EXERCISE BRIEF — Can you write out all the lines word for word, with no pictures?

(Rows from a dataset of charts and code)
-- start --

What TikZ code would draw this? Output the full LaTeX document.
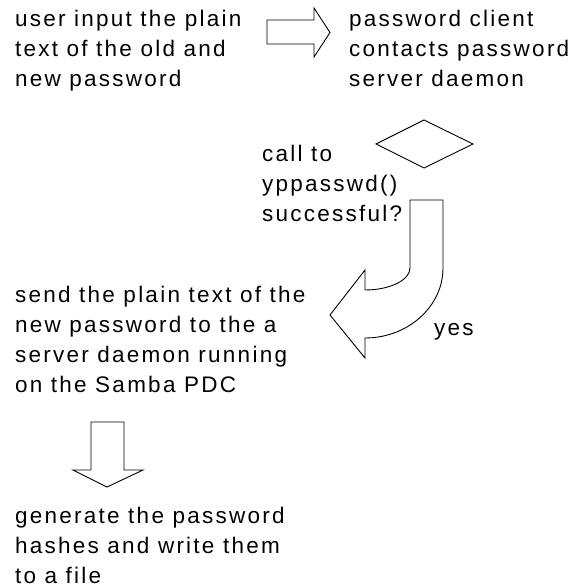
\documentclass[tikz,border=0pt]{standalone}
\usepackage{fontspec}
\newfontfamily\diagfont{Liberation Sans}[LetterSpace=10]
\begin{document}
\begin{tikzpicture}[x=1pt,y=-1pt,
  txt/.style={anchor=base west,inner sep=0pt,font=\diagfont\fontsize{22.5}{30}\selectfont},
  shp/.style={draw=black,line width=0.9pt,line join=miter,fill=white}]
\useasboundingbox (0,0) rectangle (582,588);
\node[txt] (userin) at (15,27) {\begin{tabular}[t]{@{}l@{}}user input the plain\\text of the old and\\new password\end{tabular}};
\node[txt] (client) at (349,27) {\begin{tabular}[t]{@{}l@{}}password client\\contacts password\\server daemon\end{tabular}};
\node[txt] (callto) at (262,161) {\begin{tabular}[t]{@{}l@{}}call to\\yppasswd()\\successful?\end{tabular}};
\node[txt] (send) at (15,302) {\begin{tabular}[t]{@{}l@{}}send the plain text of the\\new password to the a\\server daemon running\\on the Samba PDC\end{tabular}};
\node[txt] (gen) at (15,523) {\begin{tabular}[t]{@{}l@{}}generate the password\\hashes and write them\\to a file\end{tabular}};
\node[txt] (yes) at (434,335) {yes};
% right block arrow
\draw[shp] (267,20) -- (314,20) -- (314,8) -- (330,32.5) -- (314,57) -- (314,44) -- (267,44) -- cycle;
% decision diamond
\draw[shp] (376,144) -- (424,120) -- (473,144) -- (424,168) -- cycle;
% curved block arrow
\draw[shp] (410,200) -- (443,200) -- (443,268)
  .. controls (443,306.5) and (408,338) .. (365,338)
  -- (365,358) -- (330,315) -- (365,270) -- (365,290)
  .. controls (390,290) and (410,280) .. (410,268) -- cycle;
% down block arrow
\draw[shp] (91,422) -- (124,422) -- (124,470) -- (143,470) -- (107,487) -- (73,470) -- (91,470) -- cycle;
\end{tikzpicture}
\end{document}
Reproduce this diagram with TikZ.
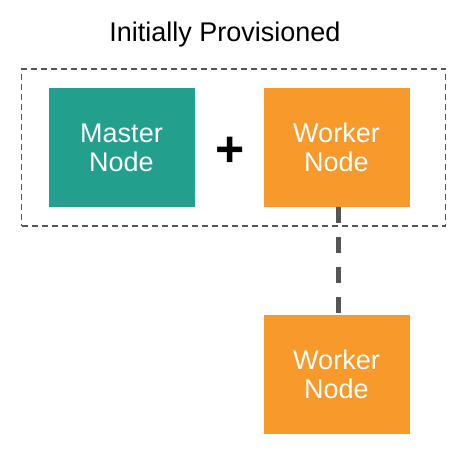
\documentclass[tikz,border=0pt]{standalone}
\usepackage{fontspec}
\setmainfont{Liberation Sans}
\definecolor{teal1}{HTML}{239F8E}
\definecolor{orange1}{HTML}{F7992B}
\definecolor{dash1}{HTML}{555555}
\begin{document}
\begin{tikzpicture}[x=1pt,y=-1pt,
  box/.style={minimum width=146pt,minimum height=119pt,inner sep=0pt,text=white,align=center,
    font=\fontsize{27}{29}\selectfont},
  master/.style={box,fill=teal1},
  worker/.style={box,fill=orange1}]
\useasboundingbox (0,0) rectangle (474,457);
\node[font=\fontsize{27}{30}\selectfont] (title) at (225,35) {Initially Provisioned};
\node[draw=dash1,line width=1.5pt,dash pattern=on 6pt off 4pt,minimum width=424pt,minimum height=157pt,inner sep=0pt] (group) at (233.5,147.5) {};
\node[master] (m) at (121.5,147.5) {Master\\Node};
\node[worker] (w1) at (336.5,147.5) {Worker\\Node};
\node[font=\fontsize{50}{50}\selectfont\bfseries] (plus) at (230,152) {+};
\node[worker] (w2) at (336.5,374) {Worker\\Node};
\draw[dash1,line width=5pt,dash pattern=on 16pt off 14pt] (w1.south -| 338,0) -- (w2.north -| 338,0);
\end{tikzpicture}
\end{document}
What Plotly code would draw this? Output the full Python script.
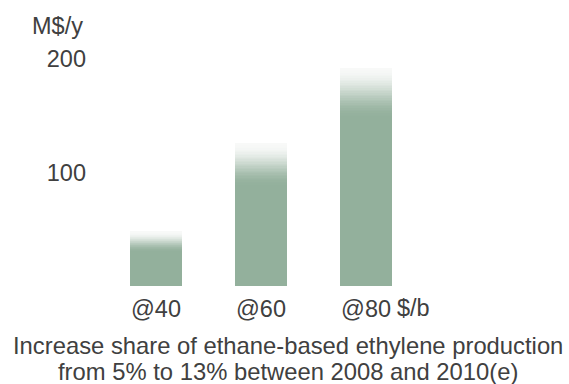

-- end --

RESPONSE TO THE TASK —
What TikZ code would draw this? Output the full LaTeX document.
\documentclass[tikz,border=0pt]{standalone}
\usepackage{fontspec}
\newfontfamily\diagfont{Liberation Sans}[LetterSpace=10]
\begin{document}
\begin{tikzpicture}[x=1pt,y=-1pt,
  txt/.style={anchor=base west,inner sep=0pt,font=\diagfont\fontsize{22.5}{30}\selectfont},
  shp/.style={draw=black,line width=0.9pt,line join=miter,fill=white}]
\useasboundingbox (0,0) rectangle (582,588);
\node[txt] (userin) at (15,27) {\begin{tabular}[t]{@{}l@{}}user input the plain\\text of the old and\\new password\end{tabular}};
\node[txt] (client) at (349,27) {\begin{tabular}[t]{@{}l@{}}password client\\contacts password\\server daemon\end{tabular}};
\node[txt] (callto) at (262,161) {\begin{tabular}[t]{@{}l@{}}call to\\yppasswd()\\successful?\end{tabular}};
\node[txt] (send) at (15,302) {\begin{tabular}[t]{@{}l@{}}send the plain text of the\\new password to the a\\server daemon running\\on the Samba PDC\end{tabular}};
\node[txt] (gen) at (15,523) {\begin{tabular}[t]{@{}l@{}}generate the password\\hashes and write them\\to a file\end{tabular}};
\node[txt] (yes) at (434,335) {yes};
% right block arrow
\draw[shp] (267,20) -- (314,20) -- (314,8) -- (330,32.5) -- (314,57) -- (314,44) -- (267,44) -- cycle;
% decision diamond
\draw[shp] (376,144) -- (424,120) -- (473,144) -- (424,168) -- cycle;
% curved block arrow
\draw[shp] (410,200) -- (443,200) -- (443,268)
  .. controls (443,306.5) and (408,338) .. (365,338)
  -- (365,358) -- (330,315) -- (365,270) -- (365,290)
  .. controls (390,290) and (410,280) .. (410,268) -- cycle;
% down block arrow
\draw[shp] (91,422) -- (124,422) -- (124,470) -- (143,470) -- (107,487) -- (73,470) -- (91,470) -- cycle;
\end{tikzpicture}
\end{document}
Reproduce this diagram with TikZ.
\documentclass[tikz,border=0pt]{standalone}
\usepackage{fontspec}
\setmainfont{Liberation Sans}
\definecolor{teal1}{HTML}{239F8E}
\definecolor{orange1}{HTML}{F7992B}
\definecolor{dash1}{HTML}{555555}
\begin{document}
\begin{tikzpicture}[x=1pt,y=-1pt,
  box/.style={minimum width=146pt,minimum height=119pt,inner sep=0pt,text=white,align=center,
    font=\fontsize{27}{29}\selectfont},
  master/.style={box,fill=teal1},
  worker/.style={box,fill=orange1}]
\useasboundingbox (0,0) rectangle (474,457);
\node[font=\fontsize{27}{30}\selectfont] (title) at (225,35) {Initially Provisioned};
\node[draw=dash1,line width=1.5pt,dash pattern=on 6pt off 4pt,minimum width=424pt,minimum height=157pt,inner sep=0pt] (group) at (233.5,147.5) {};
\node[master] (m) at (121.5,147.5) {Master\\Node};
\node[worker] (w1) at (336.5,147.5) {Worker\\Node};
\node[font=\fontsize{50}{50}\selectfont\bfseries] (plus) at (230,152) {+};
\node[worker] (w2) at (336.5,374) {Worker\\Node};
\draw[dash1,line width=5pt,dash pattern=on 16pt off 14pt] (w1.south -| 338,0) -- (w2.north -| 338,0);
\end{tikzpicture}
\end{document}
What Plotly code would draw this? Output the full Python script.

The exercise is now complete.